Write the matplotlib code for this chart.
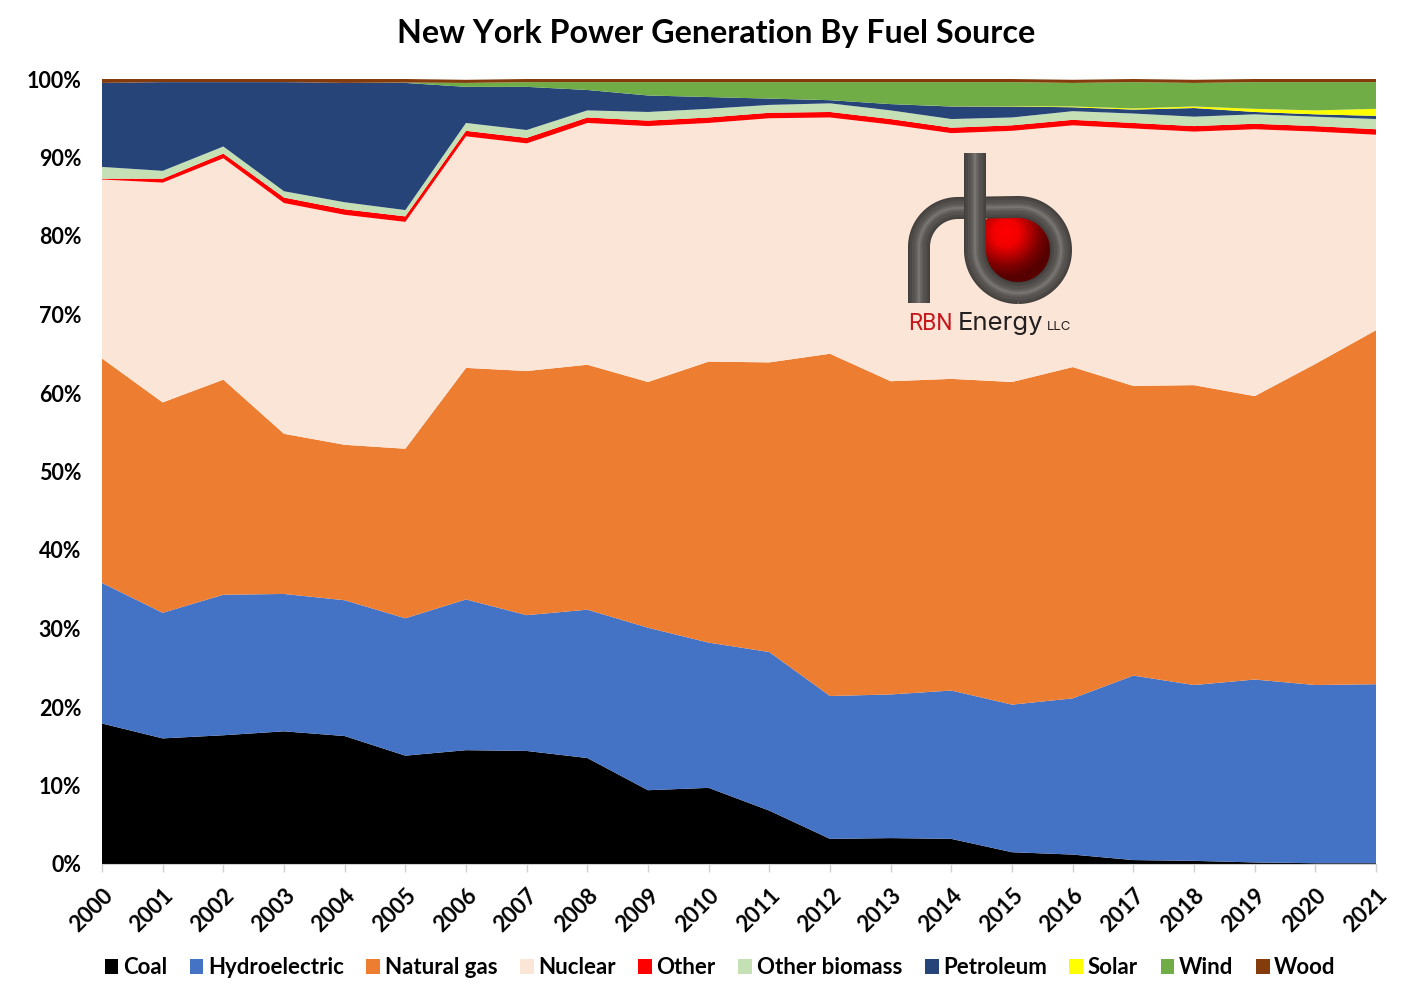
import numpy as np
import matplotlib
matplotlib.use("Agg")
import matplotlib.pyplot as plt
from matplotlib.lines import Line2D
from matplotlib.patches import Rectangle, PathPatch
from matplotlib.path import Path

plt.rcParams['font.family'] = ['Lato', 'DejaVu Sans']

years = list(range(2000, 2022))
coal = [17.9,16.0,16.4,16.9,16.3,13.8,14.5,14.4,13.5,9.4,9.7,6.8,3.2,3.3,3.2,1.5,1.2,0.5,0.4,0.2,0.1,0.1]
hydro = [17.9,16.0,17.9,17.5,17.3,17.5,19.2,17.3,18.9,20.7,18.5,20.2,18.2,18.3,18.9,18.8,19.9,23.5,22.4,23.3,22.7,22.8]
natural_gas = [28.6,26.8,27.4,20.4,19.8,21.6,29.5,31.1,31.2,31.3,35.8,36.9,43.6,39.9,39.7,41.1,42.2,36.9,38.2,36.1,40.9,45.1]
nuclear = [22.8,28.0,28.2,29.4,29.3,28.9,29.5,29.0,30.8,32.6,30.4,31.1,30.1,32.7,31.3,32.0,30.8,32.8,32.3,34.0,29.6,24.9]
other = [0.1,0.5,0.6,0.7,0.7,0.7,0.7,0.7,0.7,0.7,0.7,0.7,0.7,0.7,0.7,0.7,0.7,0.7,0.7,0.7,0.7,0.7]
other_biomass = [1.5,1.0,0.9,0.8,0.9,0.8,1.0,1.0,0.9,1.1,1.1,1.0,1.1,1.1,1.1,1.0,1.1,1.2,1.2,1.2,1.2,1.3]
petroleum = [10.7,11.3,8.2,13.9,15.2,16.2,4.6,5.5,2.6,2.1,1.5,0.8,0.4,0.8,1.6,1.4,0.5,0.5,1.1,0.3,0.3,0.4]
solar = [0,0,0,0,0,0,0,0,0,0,0,0,0,0,0.02,0.05,0.1,0.15,0.2,0.4,0.5,0.9]
wind = [0,0,0,0,0,0.05,0.5,0.6,1.0,1.7,1.9,2.1,2.3,2.8,3.08,3.05,3.0,3.35,3.0,3.4,3.6,3.4]
wood = [0.5,0.4,0.4,0.4,0.5,0.45,0.4,0.4,0.4,0.4,0.4,0.4,0.4,0.4,0.4,0.4,0.4,0.4,0.4,0.4,0.4,0.4]

labels = ['Coal', 'Hydroelectric', 'Natural gas', 'Nuclear', 'Other',
          'Other biomass', 'Petroleum', 'Solar', 'Wind', 'Wood']
colors = ['#000000', '#4472C4', '#ED7D31', '#FBE5D6', '#FF0000',
          '#C5E0B4', '#264478', '#FFFF00', '#70AD47', '#843C0C']

W, H = 1416, 1000
fig = plt.figure(figsize=(W / 100, H / 100), dpi=100, facecolor='white')
ax = fig.add_axes([102 / W, 1 - 864 / H, 1274 / W, 785 / H])

series = [coal, hydro, natural_gas, nuclear, other, other_biomass,
          petroleum, solar, wind, wood]
ax.stackplot(years, series, colors=colors, labels=labels, linewidth=0)

ax.set_xlim(2000, 2021)
ax.set_ylim(0, 100)
ax.set_xticks(years)
ax.set_xticklabels(years, rotation=45, ha='right', rotation_mode='anchor',
                   fontsize=16, fontweight='bold', color='black')
ax.set_yticks(np.arange(0, 101, 10))
ax.set_yticklabels([f'{v}%' for v in range(0, 101, 10)], fontsize=15.5,
                   fontweight='bold', color='black')
ax.tick_params(axis='y', length=0, pad=15)
ax.tick_params(axis='x', length=6, width=1, color='#d0d0d0', pad=9)
for side in ('top', 'right', 'left'):
    ax.spines[side].set_visible(False)
ax.spines['bottom'].set_color('#d0d0d0')

fig.text(716 / W, 1 - 33 / H, 'New York Power Generation By Fuel Source',
         ha='center', va='center', fontsize=23.25, fontweight='bold', color='black')

# Legend swatches and names along the bottom, one row
handles = [Rectangle((0, 0), 1, 1, facecolor=c, edgecolor='none') for c in colors]
fig.legend(handles, labels, loc='center', bbox_to_anchor=(720 / W, 1 - 968 / H),
           ncol=10, frameon=False, handlelength=0.62, handleheight=0.62,
           handletextpad=0.2, columnspacing=1.02,
           prop={'size': 16, 'weight': 'bold'})

# Company logo, laid out in pixel coordinates over the plot
logo = fig.add_axes([0, 0, 1, 1], facecolor='none')
logo.set_xlim(0, W)
logo.set_ylim(H, 0)
logo.axis('off')

ball_cx, ball_cy = 1018, 250
yy, xx = np.mgrid[215:290:300j, 980:1060:300j]
dist = np.hypot(xx - 1006, yy - 233) / 44
glow = np.clip(dist, 0, 1)
ball = np.zeros(glow.shape + (3,))
ball[..., 0] = np.interp(glow, [0, 0.3, 0.75, 1], [1.0, 0.95, 0.5, 0.34])
im = logo.imshow(ball, extent=(980, 1060, 290, 215), zorder=5, aspect='auto')
logo.set_xlim(0, W)
logo.set_ylim(H, 0)
clip = PathPatch(Path.circle((ball_cx, ball_cy), 44), transform=logo.transData,
                 facecolor='none', edgecolor='none')
logo.add_patch(clip)
im.set_clip_path(clip)


def arc(cx, cy, r, a0, a1, n=60):
    t = np.radians(np.linspace(a0, a1, n))
    return cx + r * np.cos(t), cy + r * np.sin(t)


def pipe(x, y, z):
    # Concentric strokes give the tube a lighter core and darker edges
    px = 72 / fig.dpi
    for width, shade in zip((22, 19, 14, 8, 5, 2),
                            ('#433f3d', '#4c4846', '#565250', '#605c59', '#6b6764', '#787470')):
        logo.add_line(Line2D(x, y, color=shade, lw=width * px, zorder=z,
                             solid_capstyle='butt', solid_joinstyle='round'))


r_loop = 43
lx, ly = arc(958, 247, 39, 180, 270)
tx, ty = arc(ball_cx, ball_cy, r_loop, -90, 90)
pipe(np.r_[919, lx, tx], np.r_[303, ly, ty], 6)
bx, by = arc(ball_cx, ball_cy, r_loop, 90, 180)
pipe(np.r_[bx, 975], np.r_[by, 153], 7)

logo.text(908, 330, 'RBN', color='#C8161D', fontsize=16.5, family='Roboto',
          va='baseline', ha='left', zorder=8)
logo.text(958, 330, 'Energy', color='#231F20', fontsize=18.5, family='Inter',
          va='baseline', ha='left', zorder=8)
logo.text(1047, 330, 'LLC', color='#231F20', fontsize=9.5, family='Inter',
          va='baseline', ha='left', zorder=8)

fig.savefig('out.png', dpi=100, facecolor='white')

#### [GOAL OF THE EXERCISE]
Write out, word for word, the lines from the start of the data through the one holding "plt.rcParams['font.family'] = ['Lato', 'DejaVu". Omit pictures.

#### [TASK OUTPUT]
Write the matplotlib code for this chart.
import numpy as np
import matplotlib
matplotlib.use("Agg")
import matplotlib.pyplot as plt
from matplotlib.lines import Line2D
from matplotlib.patches import Rectangle, PathPatch
from matplotlib.path import Path

plt.rcParams['font.family'] = ['Lato', 'DejaVu Sans']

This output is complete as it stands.